The Alternate Valuation Date (AVD) is an elective method that shifts the timing of the valuation away from the exact date of death. An executor may elect the AVD to value the estate’s assets six months after the date of death. The six-month window provides a period of time for the estate to potentially recover value lost in a short-term market downturn.
A critical exception to the six-month rule applies to assets sold, distributed, or otherwise disposed of within that period. Such assets must be valued on the date of their distribution or sale, rather than waiting for the full six months. The AVD election must apply to all assets in the gross estate; an executor cannot selectively choose which assets to value on the AVD and which to value on the DOD.
The election of the AVD is not based solely on convenience. There are two statutory requirements that must be met for the AVD election to be valid.
First, the election must result in a decrease in the total value of the gross estate. Second, the election must also result in a decrease in the total federal estate tax liability. If either of these conditions is not met, the executor cannot choose the AVD, and the valuation must revert to the date of death FMV.
If the estate is below the federal exemption threshold and owes no federal estate tax, the AVD cannot be elected, even if the gross estate value decreased.
The AVD election is irrevocable once made and is indicated on the required estate tax return. The deadline for filing the return is nine months after the date of death, though an extension is automatically granted upon request.

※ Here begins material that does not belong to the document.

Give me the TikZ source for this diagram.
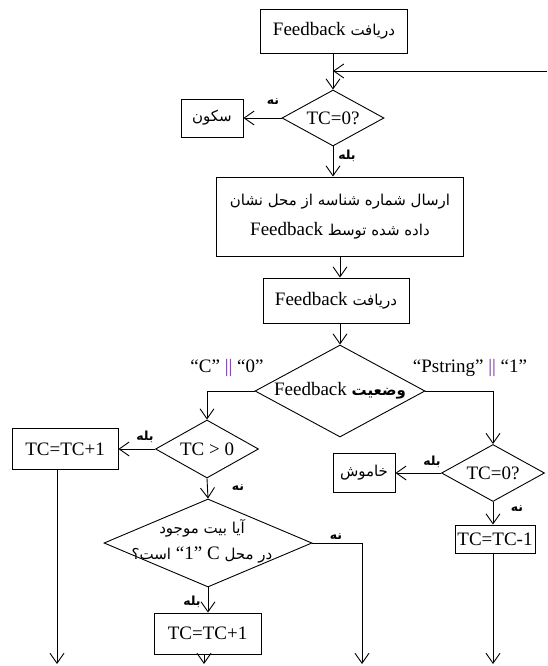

The chosen valuation date, whether DOD or AVD, is binding on the beneficiaries for calculating their subsequent income tax basis. The final estate tax value reported to the IRS is the figure that dictates the basis adjustment for the heir’s future capital gains calculations.
The methodology for determining the DOD value varies significantly depending on the nature of the asset. Different asset classes require distinct approaches to establish an accurate Fair Market Value.
The final, substantiated DOD value for all assets must be formally reported to the IRS if the gross estate value exceeds the federal exemption threshold. This reporting is executed on the Federal Estate Tax Return. The return requires the executor to detail every asset and its corresponding valuation method.
The IRS requires comprehensive documentation to support every reported value. This evidence includes certified appraisals for real estate, artwork, and closely held business interests. For publicly traded assets, copies of brokerage statements showing the closing prices or the calculated high/low averages must be retained.
Bank statements and cancelled checks substantiate the value of cash and deposits. The executor must keep meticulous records of every document used to arrive at the reported DOD value.
If the Alternate Valuation Date was elected, the executor must include a statement demonstrating that the two statutory requirements were mathematically met. These requirements are a decrease in gross estate value and a decrease in estate tax liability. Failure to provide adequate substantiation can lead to the IRS rejecting the reported basis, which may trigger a higher capital gains tax liability for the heir.